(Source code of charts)
———

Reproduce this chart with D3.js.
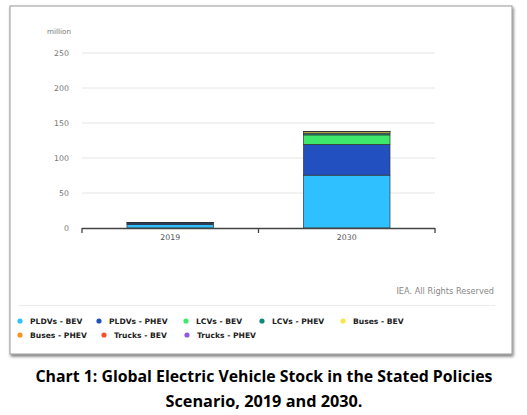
<!DOCTYPE html>
<html><head><meta charset="utf-8">
<script src="https://cdn.jsdelivr.net/npm/d3@7"></script>
<style>body{margin:0;background:#fff}svg{display:block}</style>
</head><body>
<script>
const years = ["2019", "2030"];
const seriesNames = ["PLDVs - BEV","PLDVs - PHEV","LCVs - BEV","LCVs - PHEV","Buses - BEV","Buses - PHEV","Trucks - BEV","Trucks - PHEV"];
const seriesColors = ["#2ec0ff","#2350c0","#3ee86a","#0f8a7c","#f6e64a","#f7931e","#f4512c","#8f5be0"];
const pldvBev  = [4.8, 75.5];
const pldvPhev = [2.3, 44];
const lcvBev   = [0.38, 13.5];
const lcvPhev  = [0.02, 2.5];
const busBev   = [0.5, 2];
const busPhev  = [0.03, 0.2];
const truckBev = [0.01, 0.3];
const truckPhev= [0.0, 0.1];
const yTicks = [0, 50, 100, 150, 200, 250];

const seriesValues = [pldvBev, pldvPhev, lcvBev, lcvPhev, busBev, busPhev, truckBev, truckPhev];
const table = years.map((y, i) => {
  const row = {year: y};
  seriesNames.forEach((s, j) => row[s] = seriesValues[j][i]);
  return row;
});

const W = 527, H = 415;
const svg = d3.select("body").append("svg").attr("width", W).attr("height", H);

// frame with shadow
const defs = svg.append("defs");
const f = defs.append("filter").attr("id","sh").attr("x","-5%").attr("y","-5%").attr("width","110%").attr("height","110%");
f.append("feDropShadow").attr("dx",1).attr("dy",2).attr("stdDeviation",1.5).attr("flood-color","#000").attr("flood-opacity",0.55);
svg.append("rect").attr("x",10).attr("y",6).attr("width",502).attr("height",348)
  .attr("fill","#fff").attr("stroke","#9a9a9a").attr("stroke-width",1).attr("filter","url(#sh)");

const x = d3.scaleBand().domain(years).range([82, 435]).paddingInner(0.51).paddingOuter(0.255);
const y = d3.scaleLinear().domain([0, 250]).range([228, 53]);

const font = "'DejaVu Sans', sans-serif";

// gridlines
svg.append("g").selectAll("line").data(yTicks.filter(d => d > 0)).join("line")
  .attr("x1", 82).attr("x2", 435).attr("y1", d => y(d)).attr("y2", d => y(d))
  .attr("stroke", "#e6e6e6").attr("stroke-width", 1);

// y axis labels
const yAxis = d3.axisLeft(y).tickValues(yTicks).tickSize(0).tickPadding(0);
const gy = svg.append("g").attr("transform", "translate(69,0)").call(yAxis);
gy.select(".domain").remove();
gy.selectAll("text").attr("font-family", font).attr("font-size", 7.8).attr("fill", "#777");

svg.append("text").attr("x", 47).attr("y", 34).text("million")
  .attr("font-family", font).attr("font-size", 7.2).attr("fill", "#777");

// stacked bars
const stack = d3.stack().keys(seriesNames)(table);
const color = d3.scaleOrdinal().domain(seriesNames).range(seriesColors);
svg.append("g").selectAll("g").data(stack).join("g")
  .attr("fill", d => color(d.key))
  .selectAll("rect").data(d => d).join("rect")
  .attr("x", d => x(d.data.year))
  .attr("width", x.bandwidth())
  .attr("y", d => y(d[1]))
  .attr("height", d => Math.max(0, y(d[0]) - y(d[1])))
  .attr("stroke", "#333").attr("stroke-width", 0.7);

// x axis
const xAxis = d3.axisBottom(x).tickSize(0).tickPadding(6);
const gx = svg.append("g").attr("transform", "translate(0,228)").call(xAxis);
gx.select(".domain").remove();
gx.selectAll("text").attr("font-family", font).attr("font-size", 7.8).attr("fill", "#555");
svg.append("line").attr("x1", 82).attr("x2", 435).attr("y1", 228.5).attr("y2", 228.5).attr("stroke", "#444").attr("stroke-width", 1.3);
svg.append("g").selectAll("line").data([82, 82 + (435-82)/2, 435]).join("line")
  .attr("x1", d => d).attr("x2", d => d).attr("y1", 228).attr("y2", 233)
  .attr("stroke", "#444").attr("stroke-width", 1.3);

// credit
svg.append("text").attr("x", 494).attr("y", 294).attr("text-anchor", "end")
  .text("IEA. All Rights Reserved").attr("font-family", font).attr("font-size", 8.2).attr("fill", "#888");
svg.append("line").attr("x1", 18).attr("x2", 495).attr("y1", 305.5).attr("y2", 305.5).attr("stroke", "#ececec");

// legend
const legendPos = [
  [20, 321], [99, 321], [186, 321], [262, 321], [343, 321],
  [20, 335], [104, 335], [187, 335]
];
const lg = svg.append("g").selectAll("g").data(seriesNames).join("g")
  .attr("transform", (d, i) => `translate(${legendPos[i][0]},${legendPos[i][1]})`);
lg.append("circle").attr("r", 2.6).attr("fill", d => color(d));
lg.append("text").attr("x", 10).attr("dy", "0.35em").text(d => d)
  .attr("font-family", font).attr("font-size", 7.6).attr("font-weight", 700).attr("fill", "#222");

// caption
const cap = svg.append("g").attr("font-family", "'Open Sans', sans-serif").attr("font-weight", 700).attr("font-size", 15.5).attr("fill", "#000").attr("text-anchor", "middle");
cap.append("text").attr("x", 264).attr("y", 382).text("Chart 1: Global Electric Vehicle Stock in the Stated Policies")
  .attr("textLength", 457).attr("lengthAdjust", "spacingAndGlyphs");
cap.append("text").attr("x", 264).attr("y", 407).text("Scenario, 2019 and 2030.")
  .attr("textLength", 197).attr("lengthAdjust", "spacingAndGlyphs");
</script>
</body></html>
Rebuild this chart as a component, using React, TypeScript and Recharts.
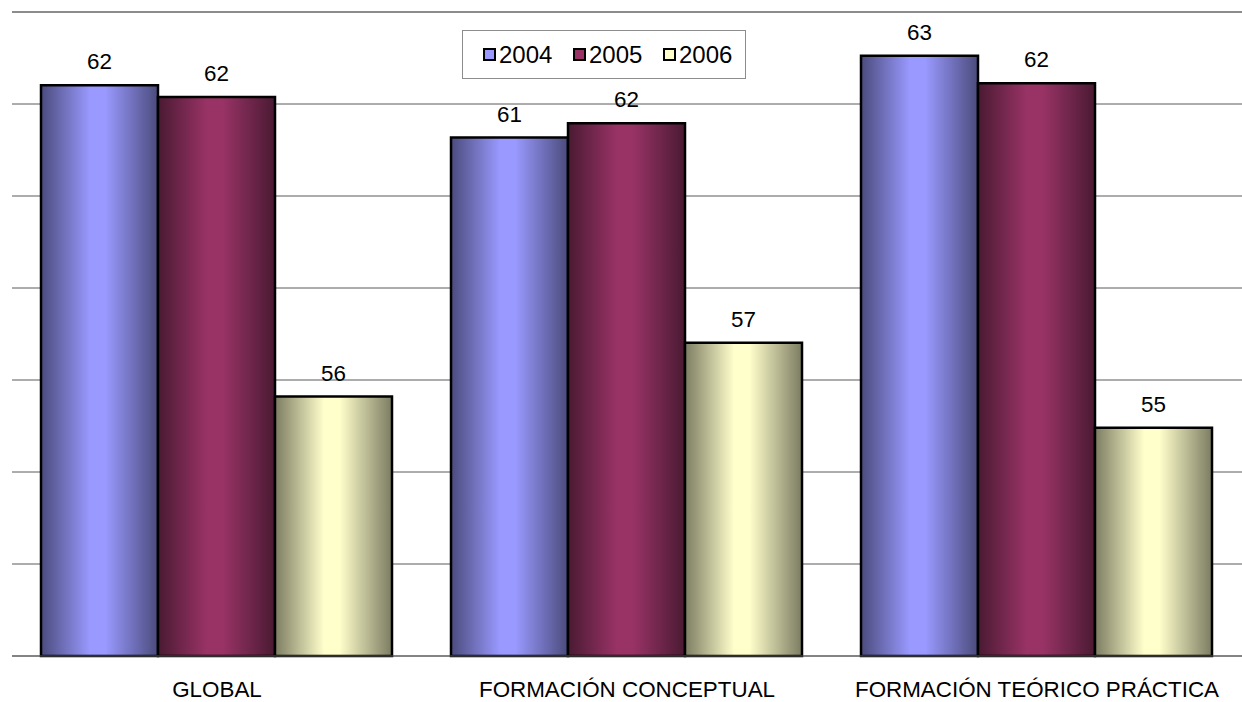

———

• Task to carry out
Copy out all the data exactly; skip the pictures.

• Exercise result
Reproduce this chart with D3.js.
<!DOCTYPE html>
<html><head><meta charset="utf-8">
<script src="https://cdn.jsdelivr.net/npm/d3@7"></script>
<style>body{margin:0;background:#fff}svg{display:block}</style>
</head><body>
<script>
const years = ["2019", "2030"];
const seriesNames = ["PLDVs - BEV","PLDVs - PHEV","LCVs - BEV","LCVs - PHEV","Buses - BEV","Buses - PHEV","Trucks - BEV","Trucks - PHEV"];
const seriesColors = ["#2ec0ff","#2350c0","#3ee86a","#0f8a7c","#f6e64a","#f7931e","#f4512c","#8f5be0"];
const pldvBev  = [4.8, 75.5];
const pldvPhev = [2.3, 44];
const lcvBev   = [0.38, 13.5];
const lcvPhev  = [0.02, 2.5];
const busBev   = [0.5, 2];
const busPhev  = [0.03, 0.2];
const truckBev = [0.01, 0.3];
const truckPhev= [0.0, 0.1];
const yTicks = [0, 50, 100, 150, 200, 250];

const seriesValues = [pldvBev, pldvPhev, lcvBev, lcvPhev, busBev, busPhev, truckBev, truckPhev];
const table = years.map((y, i) => {
  const row = {year: y};
  seriesNames.forEach((s, j) => row[s] = seriesValues[j][i]);
  return row;
});

const W = 527, H = 415;
const svg = d3.select("body").append("svg").attr("width", W).attr("height", H);

// frame with shadow
const defs = svg.append("defs");
const f = defs.append("filter").attr("id","sh").attr("x","-5%").attr("y","-5%").attr("width","110%").attr("height","110%");
f.append("feDropShadow").attr("dx",1).attr("dy",2).attr("stdDeviation",1.5).attr("flood-color","#000").attr("flood-opacity",0.55);
svg.append("rect").attr("x",10).attr("y",6).attr("width",502).attr("height",348)
  .attr("fill","#fff").attr("stroke","#9a9a9a").attr("stroke-width",1).attr("filter","url(#sh)");

const x = d3.scaleBand().domain(years).range([82, 435]).paddingInner(0.51).paddingOuter(0.255);
const y = d3.scaleLinear().domain([0, 250]).range([228, 53]);

const font = "'DejaVu Sans', sans-serif";

// gridlines
svg.append("g").selectAll("line").data(yTicks.filter(d => d > 0)).join("line")
  .attr("x1", 82).attr("x2", 435).attr("y1", d => y(d)).attr("y2", d => y(d))
  .attr("stroke", "#e6e6e6").attr("stroke-width", 1);

// y axis labels
const yAxis = d3.axisLeft(y).tickValues(yTicks).tickSize(0).tickPadding(0);
const gy = svg.append("g").attr("transform", "translate(69,0)").call(yAxis);
gy.select(".domain").remove();
gy.selectAll("text").attr("font-family", font).attr("font-size", 7.8).attr("fill", "#777");

svg.append("text").attr("x", 47).attr("y", 34).text("million")
  .attr("font-family", font).attr("font-size", 7.2).attr("fill", "#777");

// stacked bars
const stack = d3.stack().keys(seriesNames)(table);
const color = d3.scaleOrdinal().domain(seriesNames).range(seriesColors);
svg.append("g").selectAll("g").data(stack).join("g")
  .attr("fill", d => color(d.key))
  .selectAll("rect").data(d => d).join("rect")
  .attr("x", d => x(d.data.year))
  .attr("width", x.bandwidth())
  .attr("y", d => y(d[1]))
  .attr("height", d => Math.max(0, y(d[0]) - y(d[1])))
  .attr("stroke", "#333").attr("stroke-width", 0.7);

// x axis
const xAxis = d3.axisBottom(x).tickSize(0).tickPadding(6);
const gx = svg.append("g").attr("transform", "translate(0,228)").call(xAxis);
gx.select(".domain").remove();
gx.selectAll("text").attr("font-family", font).attr("font-size", 7.8).attr("fill", "#555");
svg.append("line").attr("x1", 82).attr("x2", 435).attr("y1", 228.5).attr("y2", 228.5).attr("stroke", "#444").attr("stroke-width", 1.3);
svg.append("g").selectAll("line").data([82, 82 + (435-82)/2, 435]).join("line")
  .attr("x1", d => d).attr("x2", d => d).attr("y1", 228).attr("y2", 233)
  .attr("stroke", "#444").attr("stroke-width", 1.3);

// credit
svg.append("text").attr("x", 494).attr("y", 294).attr("text-anchor", "end")
  .text("IEA. All Rights Reserved").attr("font-family", font).attr("font-size", 8.2).attr("fill", "#888");
svg.append("line").attr("x1", 18).attr("x2", 495).attr("y1", 305.5).attr("y2", 305.5).attr("stroke", "#ececec");

// legend
const legendPos = [
  [20, 321], [99, 321], [186, 321], [262, 321], [343, 321],
  [20, 335], [104, 335], [187, 335]
];
const lg = svg.append("g").selectAll("g").data(seriesNames).join("g")
  .attr("transform", (d, i) => `translate(${legendPos[i][0]},${legendPos[i][1]})`);
lg.append("circle").attr("r", 2.6).attr("fill", d => color(d));
lg.append("text").attr("x", 10).attr("dy", "0.35em").text(d => d)
  .attr("font-family", font).attr("font-size", 7.6).attr("font-weight", 700).attr("fill", "#222");

// caption
const cap = svg.append("g").attr("font-family", "'Open Sans', sans-serif").attr("font-weight", 700).attr("font-size", 15.5).attr("fill", "#000").attr("text-anchor", "middle");
cap.append("text").attr("x", 264).attr("y", 382).text("Chart 1: Global Electric Vehicle Stock in the Stated Policies")
  .attr("textLength", 457).attr("lengthAdjust", "spacingAndGlyphs");
cap.append("text").attr("x", 264).attr("y", 407).text("Scenario, 2019 and 2030.")
  .attr("textLength", 197).attr("lengthAdjust", "spacingAndGlyphs");
</script>
</body></html>
Rebuild this chart as a component, using React, TypeScript and Recharts.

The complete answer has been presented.